→ PROBLEM: Reproduce every line of the material below, but drop the pictures.

→ GIVEN INFORMATION:
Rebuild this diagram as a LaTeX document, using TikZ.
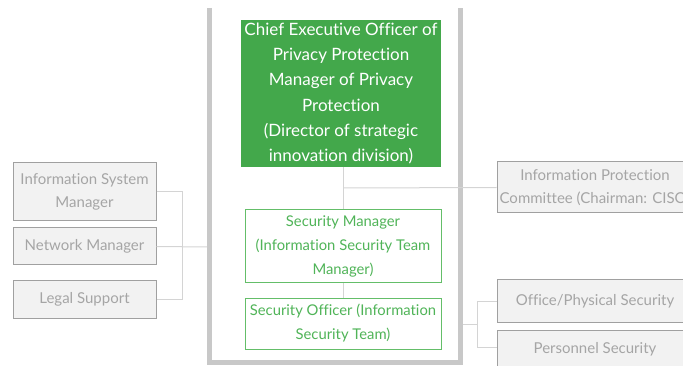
\documentclass[tikz,border=0pt]{standalone}
\usepackage{fontspec}
\setmainfont{Lato}[Ligatures=NoCommon]
\definecolor{gfill}{RGB}{67,168,75}
\definecolor{gline}{RGB}{100,190,105}
\definecolor{gtext}{RGB}{80,180,88}
\definecolor{bfill}{RGB}{242,242,242}
\definecolor{bdraw}{RGB}{160,160,160}
\definecolor{btext}{RGB}{165,165,165}
\definecolor{bar}{RGB}{200,200,200}
\definecolor{conn}{RGB}{212,212,212}
\tikzset{
  mainbox/.style={fill=gfill, draw=none, text=white, align=center, inner sep=0pt,
    font=\fontsize{17}{25.2}\selectfont},
  greenbox/.style={fill=white, draw=gline, line width=1pt, text=gtext, align=center, inner sep=0pt,
    font=\fontsize{14.8}{24}\selectfont},
  graybox/.style={fill=bfill, draw=bdraw, line width=1pt, text=btext, align=center, inner sep=0pt,
    font=\fontsize{15}{23.5}\selectfont},
  barline/.style={draw=bar, line width=5pt},
  conline/.style={draw=conn, line width=1pt}
}
\begin{document}
\begin{tikzpicture}[x=1pt,y=-1pt]
\useasboundingbox (0,0) rectangle (683,366);
\clip (0,0) rectangle (683,366);
% frame
\draw[barline] (209.5,8) -- (209.5,362.5) -- (460.5,362.5) -- (460.5,8);
% nodes
\node[mainbox, minimum width=200pt, minimum height=147pt] (ceo) at (341,93.5)
  {Chief Executive Officer of\\Privacy Protection\\Manager of Privacy\\Protection\\(Director of strategic\\innovation division)};
\node[greenbox, minimum width=196pt, minimum height=73pt] (sm) at (343,246.5)
  {Security Manager\\(Information Security Team\\Manager)};
\node[greenbox, minimum width=196pt, minimum height=51pt] (so) at (343,323.5)
  {Security Officer (Information\\Security Team)};
\node[graybox, minimum width=196pt, minimum height=51pt] (ipc) at (595,187.5)
  {Information Protection\\Committee (Chairman: CISO)};
\node[graybox, minimum width=196pt, minimum height=42pt] (ops) at (595,301)
  {Office/Physical Security};
\node[graybox, minimum width=196pt, minimum height=38pt] (ps) at (595,349)
  {Personnel Security};
\node[graybox, minimum width=143pt, minimum height=58pt] (ism) at (84.5,192)
  {Information System\\Manager};
\node[graybox, minimum width=143pt, minimum height=37pt] (nm) at (84.5,246.5)
  {Network Manager};
\node[graybox, minimum width=143pt, minimum height=37pt] (ls) at (84.5,299.5)
  {Legal Support};
% free ends
\coordinate (rb) at (463,324);
\coordinate (lb) at (207,247);
% connectors
\draw[conline] (ceo.south -| sm.north) -- (sm.north);
\draw[conline] (343,188) -- (ipc.west);
\draw[conline] (sm.south) -- (so.north);
\draw[conline] (rb) -- (477,324);
\draw[conline] (ops.west) -- (477,301) -- (477,347) -- (ps.west |- 0,347);
\draw[conline] (ism.east) -- (182,192) -- (182,299.5) -- (ls.east);
\draw[conline] (nm.east) -- (lb);
\end{tikzpicture}
\end{document}
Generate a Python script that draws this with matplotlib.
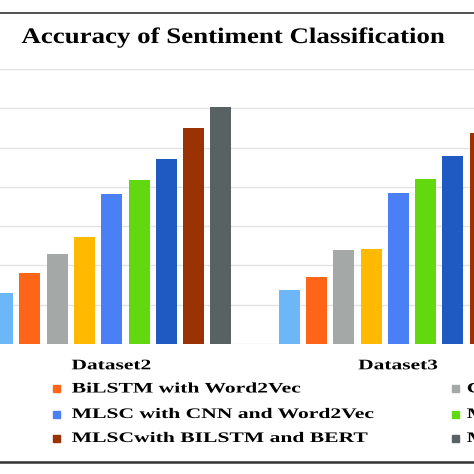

→ TASK RESPONSE:
Rebuild this diagram as a LaTeX document, using TikZ.
\documentclass[tikz,border=0pt]{standalone}
\usepackage{fontspec}
\setmainfont{Lato}[Ligatures=NoCommon]
\definecolor{gfill}{RGB}{67,168,75}
\definecolor{gline}{RGB}{100,190,105}
\definecolor{gtext}{RGB}{80,180,88}
\definecolor{bfill}{RGB}{242,242,242}
\definecolor{bdraw}{RGB}{160,160,160}
\definecolor{btext}{RGB}{165,165,165}
\definecolor{bar}{RGB}{200,200,200}
\definecolor{conn}{RGB}{212,212,212}
\tikzset{
  mainbox/.style={fill=gfill, draw=none, text=white, align=center, inner sep=0pt,
    font=\fontsize{17}{25.2}\selectfont},
  greenbox/.style={fill=white, draw=gline, line width=1pt, text=gtext, align=center, inner sep=0pt,
    font=\fontsize{14.8}{24}\selectfont},
  graybox/.style={fill=bfill, draw=bdraw, line width=1pt, text=btext, align=center, inner sep=0pt,
    font=\fontsize{15}{23.5}\selectfont},
  barline/.style={draw=bar, line width=5pt},
  conline/.style={draw=conn, line width=1pt}
}
\begin{document}
\begin{tikzpicture}[x=1pt,y=-1pt]
\useasboundingbox (0,0) rectangle (683,366);
\clip (0,0) rectangle (683,366);
% frame
\draw[barline] (209.5,8) -- (209.5,362.5) -- (460.5,362.5) -- (460.5,8);
% nodes
\node[mainbox, minimum width=200pt, minimum height=147pt] (ceo) at (341,93.5)
  {Chief Executive Officer of\\Privacy Protection\\Manager of Privacy\\Protection\\(Director of strategic\\innovation division)};
\node[greenbox, minimum width=196pt, minimum height=73pt] (sm) at (343,246.5)
  {Security Manager\\(Information Security Team\\Manager)};
\node[greenbox, minimum width=196pt, minimum height=51pt] (so) at (343,323.5)
  {Security Officer (Information\\Security Team)};
\node[graybox, minimum width=196pt, minimum height=51pt] (ipc) at (595,187.5)
  {Information Protection\\Committee (Chairman: CISO)};
\node[graybox, minimum width=196pt, minimum height=42pt] (ops) at (595,301)
  {Office/Physical Security};
\node[graybox, minimum width=196pt, minimum height=38pt] (ps) at (595,349)
  {Personnel Security};
\node[graybox, minimum width=143pt, minimum height=58pt] (ism) at (84.5,192)
  {Information System\\Manager};
\node[graybox, minimum width=143pt, minimum height=37pt] (nm) at (84.5,246.5)
  {Network Manager};
\node[graybox, minimum width=143pt, minimum height=37pt] (ls) at (84.5,299.5)
  {Legal Support};
% free ends
\coordinate (rb) at (463,324);
\coordinate (lb) at (207,247);
% connectors
\draw[conline] (ceo.south -| sm.north) -- (sm.north);
\draw[conline] (343,188) -- (ipc.west);
\draw[conline] (sm.south) -- (so.north);
\draw[conline] (rb) -- (477,324);
\draw[conline] (ops.west) -- (477,301) -- (477,347) -- (ps.west |- 0,347);
\draw[conline] (ism.east) -- (182,192) -- (182,299.5) -- (ls.east);
\draw[conline] (nm.east) -- (lb);
\end{tikzpicture}
\end{document}
Generate a Python script that draws this with matplotlib.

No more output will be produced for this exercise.